— Supplied material —
:::
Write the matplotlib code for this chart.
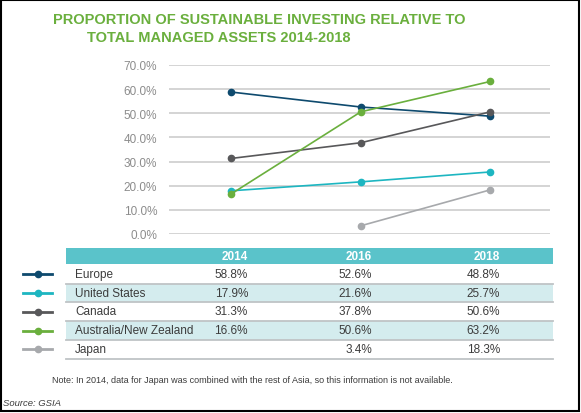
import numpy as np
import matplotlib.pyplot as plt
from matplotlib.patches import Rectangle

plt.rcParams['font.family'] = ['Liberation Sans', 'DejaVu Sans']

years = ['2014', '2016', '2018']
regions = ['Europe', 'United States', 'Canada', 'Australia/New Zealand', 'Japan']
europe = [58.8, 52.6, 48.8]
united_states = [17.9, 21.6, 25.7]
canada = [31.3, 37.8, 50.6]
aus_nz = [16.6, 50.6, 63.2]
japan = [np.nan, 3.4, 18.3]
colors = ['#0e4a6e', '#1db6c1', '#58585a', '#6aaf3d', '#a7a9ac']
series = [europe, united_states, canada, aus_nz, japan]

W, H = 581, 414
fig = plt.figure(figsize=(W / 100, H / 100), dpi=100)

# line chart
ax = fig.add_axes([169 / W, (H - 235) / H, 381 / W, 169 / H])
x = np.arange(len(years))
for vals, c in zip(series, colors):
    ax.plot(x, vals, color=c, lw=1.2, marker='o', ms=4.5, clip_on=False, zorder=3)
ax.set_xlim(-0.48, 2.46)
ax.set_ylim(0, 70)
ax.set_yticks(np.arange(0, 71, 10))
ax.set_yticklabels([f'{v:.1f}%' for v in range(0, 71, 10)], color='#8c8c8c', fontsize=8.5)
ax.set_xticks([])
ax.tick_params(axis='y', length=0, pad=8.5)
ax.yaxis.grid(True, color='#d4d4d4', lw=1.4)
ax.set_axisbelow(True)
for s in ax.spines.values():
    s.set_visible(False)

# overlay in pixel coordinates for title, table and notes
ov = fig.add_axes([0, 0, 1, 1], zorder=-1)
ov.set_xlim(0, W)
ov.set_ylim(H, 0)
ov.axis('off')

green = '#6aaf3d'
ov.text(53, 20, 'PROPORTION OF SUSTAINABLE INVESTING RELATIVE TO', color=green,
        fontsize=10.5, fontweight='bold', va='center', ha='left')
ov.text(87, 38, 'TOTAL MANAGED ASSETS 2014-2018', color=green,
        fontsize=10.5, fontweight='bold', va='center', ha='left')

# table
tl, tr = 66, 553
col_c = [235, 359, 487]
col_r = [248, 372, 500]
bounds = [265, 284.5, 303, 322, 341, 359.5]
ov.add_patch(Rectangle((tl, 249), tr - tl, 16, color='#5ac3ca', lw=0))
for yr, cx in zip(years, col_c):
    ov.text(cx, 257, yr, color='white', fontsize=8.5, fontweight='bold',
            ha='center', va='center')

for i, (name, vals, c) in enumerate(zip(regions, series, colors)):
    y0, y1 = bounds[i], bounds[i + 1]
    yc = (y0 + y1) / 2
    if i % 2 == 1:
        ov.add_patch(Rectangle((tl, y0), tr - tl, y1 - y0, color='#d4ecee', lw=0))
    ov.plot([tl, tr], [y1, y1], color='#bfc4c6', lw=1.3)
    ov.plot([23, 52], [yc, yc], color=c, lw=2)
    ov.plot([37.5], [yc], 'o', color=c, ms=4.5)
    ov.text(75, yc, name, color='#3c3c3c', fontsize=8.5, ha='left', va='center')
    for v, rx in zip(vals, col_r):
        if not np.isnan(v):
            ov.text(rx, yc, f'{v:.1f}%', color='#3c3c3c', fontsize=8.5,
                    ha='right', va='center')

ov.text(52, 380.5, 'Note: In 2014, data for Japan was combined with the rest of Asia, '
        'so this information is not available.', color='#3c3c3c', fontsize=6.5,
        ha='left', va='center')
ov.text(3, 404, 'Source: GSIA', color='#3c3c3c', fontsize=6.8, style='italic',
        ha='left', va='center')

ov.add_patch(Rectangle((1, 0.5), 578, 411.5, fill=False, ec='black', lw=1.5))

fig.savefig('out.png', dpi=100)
:::
Restate exactly, please, only the lines between the start of the data and the line containing "fig = plt.figure(figsize=(W", both ends included, skipping the pictures.

— Response to this task —
Write the matplotlib code for this chart.
import numpy as np
import matplotlib.pyplot as plt
from matplotlib.patches import Rectangle

plt.rcParams['font.family'] = ['Liberation Sans', 'DejaVu Sans']

years = ['2014', '2016', '2018']
regions = ['Europe', 'United States', 'Canada', 'Australia/New Zealand', 'Japan']
europe = [58.8, 52.6, 48.8]
united_states = [17.9, 21.6, 25.7]
canada = [31.3, 37.8, 50.6]
aus_nz = [16.6, 50.6, 63.2]
japan = [np.nan, 3.4, 18.3]
colors = ['#0e4a6e', '#1db6c1', '#58585a', '#6aaf3d', '#a7a9ac']
series = [europe, united_states, canada, aus_nz, japan]

W, H = 581, 414
fig = plt.figure(figsize=(W / 100, H / 100), dpi=100)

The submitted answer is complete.